Classical antiquity created the foundation upon which nearly all Western literature has been built. During roughly a thousand years (8th century BCE to 5th century CE), Greek and Roman writers developed forms, conventions, and philosophical approaches to literature that became so influential and flexible that they reshaped themselves across countless subsequent periods.

Greek literature established several major genres, each with its own conventions. Epic poetry—long narrative poems about heroic figures—created templates for depicting heroism, fate, and human struggle that influenced literature for millennia. Dramatic forms (both tragedy and comedy) established conventions for structure, characterization, and the exploration of human conflict that became models for theater and narrative fiction. Greek rhetoric—the systematic study of persuasion—provided principles about arrangement, style, and emotional effect that influenced everything from oratory to prose fiction.

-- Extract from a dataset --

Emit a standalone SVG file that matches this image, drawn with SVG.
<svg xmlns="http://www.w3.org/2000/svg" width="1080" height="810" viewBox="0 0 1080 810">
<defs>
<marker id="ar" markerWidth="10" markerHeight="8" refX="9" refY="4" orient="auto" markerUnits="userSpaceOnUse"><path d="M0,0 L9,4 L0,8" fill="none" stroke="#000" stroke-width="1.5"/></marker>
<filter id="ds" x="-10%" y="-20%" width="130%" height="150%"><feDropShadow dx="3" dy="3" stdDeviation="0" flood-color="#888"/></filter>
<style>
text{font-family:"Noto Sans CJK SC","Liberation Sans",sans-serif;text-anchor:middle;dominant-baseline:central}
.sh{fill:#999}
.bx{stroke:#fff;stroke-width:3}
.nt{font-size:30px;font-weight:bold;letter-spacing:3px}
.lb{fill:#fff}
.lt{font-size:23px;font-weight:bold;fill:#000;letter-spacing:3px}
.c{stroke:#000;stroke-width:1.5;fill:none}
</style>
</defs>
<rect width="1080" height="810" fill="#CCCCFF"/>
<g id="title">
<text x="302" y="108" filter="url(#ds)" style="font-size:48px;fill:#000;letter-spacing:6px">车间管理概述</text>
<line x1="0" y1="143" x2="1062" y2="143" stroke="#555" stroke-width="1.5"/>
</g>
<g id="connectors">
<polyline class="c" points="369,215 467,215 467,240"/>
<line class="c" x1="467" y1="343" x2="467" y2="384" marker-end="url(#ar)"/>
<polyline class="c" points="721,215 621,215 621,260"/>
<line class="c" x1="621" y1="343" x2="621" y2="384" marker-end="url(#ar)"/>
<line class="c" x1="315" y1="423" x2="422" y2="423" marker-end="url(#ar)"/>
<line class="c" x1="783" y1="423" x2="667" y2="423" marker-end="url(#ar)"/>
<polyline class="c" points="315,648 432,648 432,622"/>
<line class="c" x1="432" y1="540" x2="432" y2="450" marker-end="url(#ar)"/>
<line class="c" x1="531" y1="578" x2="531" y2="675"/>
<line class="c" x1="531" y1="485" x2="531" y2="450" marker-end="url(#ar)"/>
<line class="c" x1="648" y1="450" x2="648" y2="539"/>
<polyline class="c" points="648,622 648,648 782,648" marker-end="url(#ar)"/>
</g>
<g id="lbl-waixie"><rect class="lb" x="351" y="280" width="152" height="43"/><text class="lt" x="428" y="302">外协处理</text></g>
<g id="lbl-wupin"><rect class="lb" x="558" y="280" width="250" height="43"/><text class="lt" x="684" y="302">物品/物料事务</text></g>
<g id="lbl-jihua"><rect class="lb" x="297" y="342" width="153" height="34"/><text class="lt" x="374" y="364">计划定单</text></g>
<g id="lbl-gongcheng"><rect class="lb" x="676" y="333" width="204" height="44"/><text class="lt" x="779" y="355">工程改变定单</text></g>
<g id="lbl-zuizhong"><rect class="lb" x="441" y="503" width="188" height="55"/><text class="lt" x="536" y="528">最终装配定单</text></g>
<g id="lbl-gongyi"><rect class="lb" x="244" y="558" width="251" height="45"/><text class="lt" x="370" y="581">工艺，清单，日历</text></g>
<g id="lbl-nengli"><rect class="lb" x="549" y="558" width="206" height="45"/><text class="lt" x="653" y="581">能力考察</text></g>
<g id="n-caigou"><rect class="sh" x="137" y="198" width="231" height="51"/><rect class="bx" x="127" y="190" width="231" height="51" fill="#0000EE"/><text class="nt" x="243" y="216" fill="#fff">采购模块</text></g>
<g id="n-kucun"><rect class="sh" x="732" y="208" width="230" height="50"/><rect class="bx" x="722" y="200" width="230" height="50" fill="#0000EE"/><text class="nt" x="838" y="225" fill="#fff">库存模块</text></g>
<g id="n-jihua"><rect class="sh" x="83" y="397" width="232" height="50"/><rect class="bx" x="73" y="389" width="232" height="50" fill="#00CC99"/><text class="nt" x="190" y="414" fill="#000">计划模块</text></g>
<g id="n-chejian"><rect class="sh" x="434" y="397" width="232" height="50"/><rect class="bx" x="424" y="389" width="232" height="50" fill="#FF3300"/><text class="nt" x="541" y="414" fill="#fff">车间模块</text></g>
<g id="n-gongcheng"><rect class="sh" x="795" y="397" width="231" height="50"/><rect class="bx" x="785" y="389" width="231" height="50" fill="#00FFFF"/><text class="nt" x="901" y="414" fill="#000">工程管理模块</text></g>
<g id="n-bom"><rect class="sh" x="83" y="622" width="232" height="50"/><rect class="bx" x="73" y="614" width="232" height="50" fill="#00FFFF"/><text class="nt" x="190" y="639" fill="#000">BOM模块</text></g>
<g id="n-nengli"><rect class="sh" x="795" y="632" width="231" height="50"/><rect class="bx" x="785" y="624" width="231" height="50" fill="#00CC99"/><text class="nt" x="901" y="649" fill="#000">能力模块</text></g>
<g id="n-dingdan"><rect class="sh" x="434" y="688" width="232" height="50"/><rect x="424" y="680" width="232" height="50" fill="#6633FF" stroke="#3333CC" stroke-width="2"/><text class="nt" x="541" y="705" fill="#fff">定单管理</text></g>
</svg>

What made classical conventions so durable was their flexibility. They were not so specific that they could only apply to Greek society; they were abstracted enough that they could be adapted to almost any context. A medieval writer could adapt Greek dramatic structure to a religious mystery play; a Renaissance writer could rethink the epic form; a Romantic writer could challenge classical ideals while still engaging with them. This adaptability meant the classical tradition could be both enduring and dynamic.

Roman literature amplified this effect. By building on Greek forms while creating innovations—particularly in satire (the sharp critique of human folly) and philosophical dialogue—Roman writers showed how tradition could be simultaneously respected and transformed. This became a model for all literary history: each generation inherits forms from the past but adapts them to present concerns. The classical period established not just specific forms but a way of thinking about literary tradition as something to be both honored and reimagined.